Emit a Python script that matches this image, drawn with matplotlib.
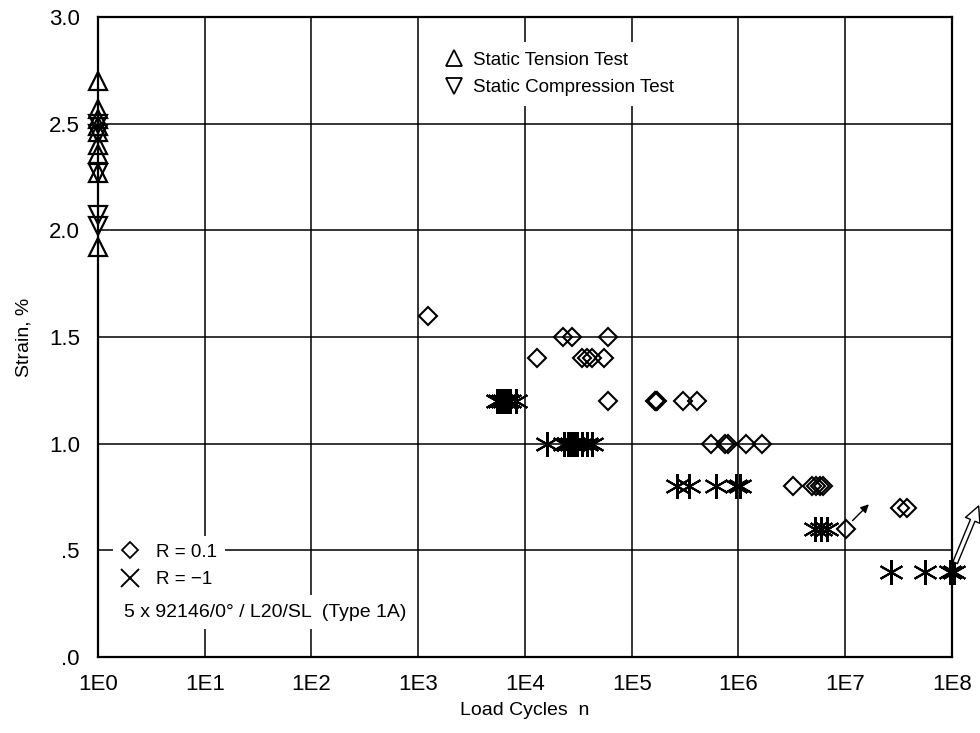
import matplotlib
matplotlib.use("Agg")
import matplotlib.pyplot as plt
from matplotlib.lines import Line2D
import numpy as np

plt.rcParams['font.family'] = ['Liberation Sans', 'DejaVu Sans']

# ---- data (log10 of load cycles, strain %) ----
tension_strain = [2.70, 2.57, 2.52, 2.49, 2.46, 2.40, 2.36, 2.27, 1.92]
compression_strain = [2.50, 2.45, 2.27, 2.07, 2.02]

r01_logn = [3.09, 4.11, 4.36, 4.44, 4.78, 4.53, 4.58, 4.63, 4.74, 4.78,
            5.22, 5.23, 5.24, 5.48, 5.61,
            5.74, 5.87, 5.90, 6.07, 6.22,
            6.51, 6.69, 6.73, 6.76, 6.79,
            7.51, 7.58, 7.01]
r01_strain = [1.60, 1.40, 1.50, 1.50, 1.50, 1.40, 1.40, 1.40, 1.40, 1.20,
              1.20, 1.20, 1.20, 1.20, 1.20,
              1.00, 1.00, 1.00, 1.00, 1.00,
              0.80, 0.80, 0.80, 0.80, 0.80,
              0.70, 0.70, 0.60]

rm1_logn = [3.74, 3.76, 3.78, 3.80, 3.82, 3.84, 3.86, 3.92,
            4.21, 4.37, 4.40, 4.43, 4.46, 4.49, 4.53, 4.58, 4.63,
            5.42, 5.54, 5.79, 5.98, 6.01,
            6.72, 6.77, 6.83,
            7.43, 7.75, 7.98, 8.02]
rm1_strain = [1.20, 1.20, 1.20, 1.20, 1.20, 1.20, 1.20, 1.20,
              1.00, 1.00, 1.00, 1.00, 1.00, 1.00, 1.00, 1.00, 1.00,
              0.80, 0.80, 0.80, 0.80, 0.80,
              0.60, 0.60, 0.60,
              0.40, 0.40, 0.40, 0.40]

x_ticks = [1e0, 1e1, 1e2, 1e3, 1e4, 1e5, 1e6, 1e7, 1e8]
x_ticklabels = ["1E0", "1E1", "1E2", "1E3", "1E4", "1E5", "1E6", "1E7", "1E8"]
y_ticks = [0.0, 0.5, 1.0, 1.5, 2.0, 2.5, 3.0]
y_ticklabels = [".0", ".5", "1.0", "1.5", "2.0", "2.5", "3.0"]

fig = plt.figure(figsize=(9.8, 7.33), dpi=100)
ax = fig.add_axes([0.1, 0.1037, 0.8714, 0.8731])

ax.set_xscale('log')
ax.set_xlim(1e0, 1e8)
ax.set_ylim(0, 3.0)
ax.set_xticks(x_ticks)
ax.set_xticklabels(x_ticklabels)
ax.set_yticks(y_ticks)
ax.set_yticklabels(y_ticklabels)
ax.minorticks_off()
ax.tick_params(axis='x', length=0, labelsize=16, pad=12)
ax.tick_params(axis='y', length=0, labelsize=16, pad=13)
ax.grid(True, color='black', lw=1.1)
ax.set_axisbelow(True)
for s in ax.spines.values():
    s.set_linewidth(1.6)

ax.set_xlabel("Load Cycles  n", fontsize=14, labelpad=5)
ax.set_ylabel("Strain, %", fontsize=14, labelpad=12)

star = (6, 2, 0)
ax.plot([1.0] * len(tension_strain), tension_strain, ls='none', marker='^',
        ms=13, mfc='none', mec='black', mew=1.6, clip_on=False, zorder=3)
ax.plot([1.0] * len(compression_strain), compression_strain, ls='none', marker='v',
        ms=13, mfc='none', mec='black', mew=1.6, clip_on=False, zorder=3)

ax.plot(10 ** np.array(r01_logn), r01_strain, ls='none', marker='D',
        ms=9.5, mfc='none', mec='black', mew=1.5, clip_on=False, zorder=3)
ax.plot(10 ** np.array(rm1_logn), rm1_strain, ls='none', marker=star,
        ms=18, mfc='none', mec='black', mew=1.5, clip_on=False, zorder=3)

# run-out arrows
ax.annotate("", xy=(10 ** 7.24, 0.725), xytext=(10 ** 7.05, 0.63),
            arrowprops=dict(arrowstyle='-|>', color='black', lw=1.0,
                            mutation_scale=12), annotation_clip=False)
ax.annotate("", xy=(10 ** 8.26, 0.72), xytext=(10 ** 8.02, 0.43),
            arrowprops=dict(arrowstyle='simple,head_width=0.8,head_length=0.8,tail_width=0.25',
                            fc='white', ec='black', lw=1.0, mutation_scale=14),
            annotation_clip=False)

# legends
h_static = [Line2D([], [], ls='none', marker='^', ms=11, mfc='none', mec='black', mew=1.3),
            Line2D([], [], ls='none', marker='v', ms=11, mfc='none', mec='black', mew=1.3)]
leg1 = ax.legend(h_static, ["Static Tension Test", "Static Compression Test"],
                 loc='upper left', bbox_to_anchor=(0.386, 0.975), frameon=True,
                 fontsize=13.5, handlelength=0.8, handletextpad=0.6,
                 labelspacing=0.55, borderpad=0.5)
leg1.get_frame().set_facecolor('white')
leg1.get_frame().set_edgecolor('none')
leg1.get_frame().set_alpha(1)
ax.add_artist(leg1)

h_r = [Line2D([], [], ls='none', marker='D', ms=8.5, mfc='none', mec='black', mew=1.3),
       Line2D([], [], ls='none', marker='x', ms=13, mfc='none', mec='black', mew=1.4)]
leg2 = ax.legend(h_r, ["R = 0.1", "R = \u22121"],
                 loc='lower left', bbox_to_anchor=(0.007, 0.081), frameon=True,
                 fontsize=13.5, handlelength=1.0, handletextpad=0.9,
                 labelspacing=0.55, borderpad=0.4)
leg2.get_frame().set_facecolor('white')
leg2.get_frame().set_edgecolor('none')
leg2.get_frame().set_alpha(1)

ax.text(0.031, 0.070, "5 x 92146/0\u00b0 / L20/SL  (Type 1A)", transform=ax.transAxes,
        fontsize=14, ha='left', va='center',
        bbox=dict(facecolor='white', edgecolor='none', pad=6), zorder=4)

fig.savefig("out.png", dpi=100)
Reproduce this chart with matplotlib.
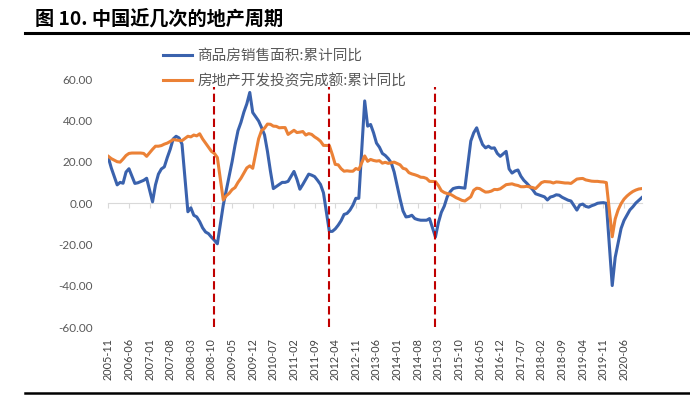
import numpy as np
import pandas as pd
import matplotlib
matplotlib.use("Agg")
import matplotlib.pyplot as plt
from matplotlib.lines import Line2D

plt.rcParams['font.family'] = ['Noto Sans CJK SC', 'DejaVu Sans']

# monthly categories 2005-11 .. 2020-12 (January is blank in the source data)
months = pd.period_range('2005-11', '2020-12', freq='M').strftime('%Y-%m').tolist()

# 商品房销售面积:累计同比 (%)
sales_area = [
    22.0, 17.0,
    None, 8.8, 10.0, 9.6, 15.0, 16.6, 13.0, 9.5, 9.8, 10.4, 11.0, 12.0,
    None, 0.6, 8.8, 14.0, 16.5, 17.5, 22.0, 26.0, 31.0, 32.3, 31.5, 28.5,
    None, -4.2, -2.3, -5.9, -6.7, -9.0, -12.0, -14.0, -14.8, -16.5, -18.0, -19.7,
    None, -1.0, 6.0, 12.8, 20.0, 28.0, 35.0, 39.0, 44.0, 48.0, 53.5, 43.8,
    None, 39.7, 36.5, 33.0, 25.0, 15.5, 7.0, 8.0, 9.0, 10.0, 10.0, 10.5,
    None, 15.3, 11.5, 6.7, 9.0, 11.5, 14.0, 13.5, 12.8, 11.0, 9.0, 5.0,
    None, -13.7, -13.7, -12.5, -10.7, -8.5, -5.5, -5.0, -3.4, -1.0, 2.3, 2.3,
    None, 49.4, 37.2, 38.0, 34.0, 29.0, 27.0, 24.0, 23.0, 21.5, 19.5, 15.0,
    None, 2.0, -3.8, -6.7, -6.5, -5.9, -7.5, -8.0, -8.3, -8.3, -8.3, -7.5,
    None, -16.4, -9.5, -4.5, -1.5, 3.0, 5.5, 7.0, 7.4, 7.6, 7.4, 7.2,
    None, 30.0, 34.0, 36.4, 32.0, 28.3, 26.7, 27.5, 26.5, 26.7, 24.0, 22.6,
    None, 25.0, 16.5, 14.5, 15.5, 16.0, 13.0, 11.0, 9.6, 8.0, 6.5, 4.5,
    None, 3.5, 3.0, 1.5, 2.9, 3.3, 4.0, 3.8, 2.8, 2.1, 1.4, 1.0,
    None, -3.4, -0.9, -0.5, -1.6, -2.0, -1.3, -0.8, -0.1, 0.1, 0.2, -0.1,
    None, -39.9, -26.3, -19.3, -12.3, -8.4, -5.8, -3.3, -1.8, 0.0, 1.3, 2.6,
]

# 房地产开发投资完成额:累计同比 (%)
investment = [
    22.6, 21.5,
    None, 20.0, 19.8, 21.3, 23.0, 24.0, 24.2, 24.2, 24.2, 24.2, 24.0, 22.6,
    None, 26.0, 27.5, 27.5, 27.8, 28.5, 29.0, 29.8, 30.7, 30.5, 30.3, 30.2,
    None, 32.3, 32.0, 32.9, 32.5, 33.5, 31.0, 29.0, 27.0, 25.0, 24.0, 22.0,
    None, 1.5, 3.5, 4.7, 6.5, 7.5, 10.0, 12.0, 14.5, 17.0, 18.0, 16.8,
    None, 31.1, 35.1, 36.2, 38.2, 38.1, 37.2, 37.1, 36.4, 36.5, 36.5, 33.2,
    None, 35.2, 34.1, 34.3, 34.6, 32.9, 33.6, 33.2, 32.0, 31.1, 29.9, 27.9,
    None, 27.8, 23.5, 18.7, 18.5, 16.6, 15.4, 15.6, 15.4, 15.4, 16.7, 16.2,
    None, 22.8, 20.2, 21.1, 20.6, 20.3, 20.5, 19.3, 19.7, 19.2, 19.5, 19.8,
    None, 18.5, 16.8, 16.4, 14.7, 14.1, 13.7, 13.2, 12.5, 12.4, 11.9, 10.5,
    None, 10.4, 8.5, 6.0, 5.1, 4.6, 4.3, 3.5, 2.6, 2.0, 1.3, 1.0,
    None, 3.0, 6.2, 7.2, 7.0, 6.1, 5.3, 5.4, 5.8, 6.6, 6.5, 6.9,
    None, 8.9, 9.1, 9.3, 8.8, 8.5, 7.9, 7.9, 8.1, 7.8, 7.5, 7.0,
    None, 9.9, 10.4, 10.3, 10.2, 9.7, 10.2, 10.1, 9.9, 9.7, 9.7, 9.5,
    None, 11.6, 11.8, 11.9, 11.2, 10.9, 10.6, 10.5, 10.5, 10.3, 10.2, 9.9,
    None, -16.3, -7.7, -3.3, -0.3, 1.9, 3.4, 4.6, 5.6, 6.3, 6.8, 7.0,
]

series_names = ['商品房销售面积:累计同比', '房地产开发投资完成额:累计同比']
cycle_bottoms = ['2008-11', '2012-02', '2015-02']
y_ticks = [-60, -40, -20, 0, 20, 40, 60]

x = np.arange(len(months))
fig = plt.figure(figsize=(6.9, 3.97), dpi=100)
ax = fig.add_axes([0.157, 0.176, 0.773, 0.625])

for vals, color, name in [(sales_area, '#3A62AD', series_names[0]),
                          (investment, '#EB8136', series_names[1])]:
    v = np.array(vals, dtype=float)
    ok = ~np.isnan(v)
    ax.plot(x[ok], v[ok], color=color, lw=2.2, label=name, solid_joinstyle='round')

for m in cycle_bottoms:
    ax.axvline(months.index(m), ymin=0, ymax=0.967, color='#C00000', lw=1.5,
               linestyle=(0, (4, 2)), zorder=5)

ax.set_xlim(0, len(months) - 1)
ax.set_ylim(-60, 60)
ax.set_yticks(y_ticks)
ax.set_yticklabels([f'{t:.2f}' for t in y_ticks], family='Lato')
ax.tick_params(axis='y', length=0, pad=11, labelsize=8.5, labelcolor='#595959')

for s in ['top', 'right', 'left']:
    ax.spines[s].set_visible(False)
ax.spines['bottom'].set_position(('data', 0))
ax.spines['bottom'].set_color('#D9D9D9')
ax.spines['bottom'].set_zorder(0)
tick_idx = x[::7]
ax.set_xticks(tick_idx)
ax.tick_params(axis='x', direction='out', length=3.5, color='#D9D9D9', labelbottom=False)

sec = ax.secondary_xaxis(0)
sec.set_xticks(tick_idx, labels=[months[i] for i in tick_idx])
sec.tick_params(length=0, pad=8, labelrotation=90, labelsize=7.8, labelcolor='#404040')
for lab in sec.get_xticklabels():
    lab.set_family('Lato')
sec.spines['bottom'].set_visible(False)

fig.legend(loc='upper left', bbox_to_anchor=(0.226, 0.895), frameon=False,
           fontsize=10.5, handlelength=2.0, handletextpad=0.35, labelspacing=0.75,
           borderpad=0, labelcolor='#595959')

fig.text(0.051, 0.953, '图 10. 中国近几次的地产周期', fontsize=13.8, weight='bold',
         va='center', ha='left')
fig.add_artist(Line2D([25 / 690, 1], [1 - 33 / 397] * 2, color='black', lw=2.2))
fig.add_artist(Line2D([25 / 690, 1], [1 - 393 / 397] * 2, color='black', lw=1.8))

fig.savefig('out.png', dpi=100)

● ● ●

--- STATED GOAL ---
Reproduce exactly the run of lines that opens the listing and closes with the line holding "0.70, 0.70, 0.60]". Pictures are excluded.

--- COMPLETED TASK ---
Emit a Python script that matches this image, drawn with matplotlib.
import matplotlib
matplotlib.use("Agg")
import matplotlib.pyplot as plt
from matplotlib.lines import Line2D
import numpy as np

plt.rcParams['font.family'] = ['Liberation Sans', 'DejaVu Sans']

# ---- data (log10 of load cycles, strain %) ----
tension_strain = [2.70, 2.57, 2.52, 2.49, 2.46, 2.40, 2.36, 2.27, 1.92]
compression_strain = [2.50, 2.45, 2.27, 2.07, 2.02]

r01_logn = [3.09, 4.11, 4.36, 4.44, 4.78, 4.53, 4.58, 4.63, 4.74, 4.78,
            5.22, 5.23, 5.24, 5.48, 5.61,
            5.74, 5.87, 5.90, 6.07, 6.22,
            6.51, 6.69, 6.73, 6.76, 6.79,
            7.51, 7.58, 7.01]
r01_strain = [1.60, 1.40, 1.50, 1.50, 1.50, 1.40, 1.40, 1.40, 1.40, 1.20,
              1.20, 1.20, 1.20, 1.20, 1.20,
              1.00, 1.00, 1.00, 1.00, 1.00,
              0.80, 0.80, 0.80, 0.80, 0.80,
              0.70, 0.70, 0.60]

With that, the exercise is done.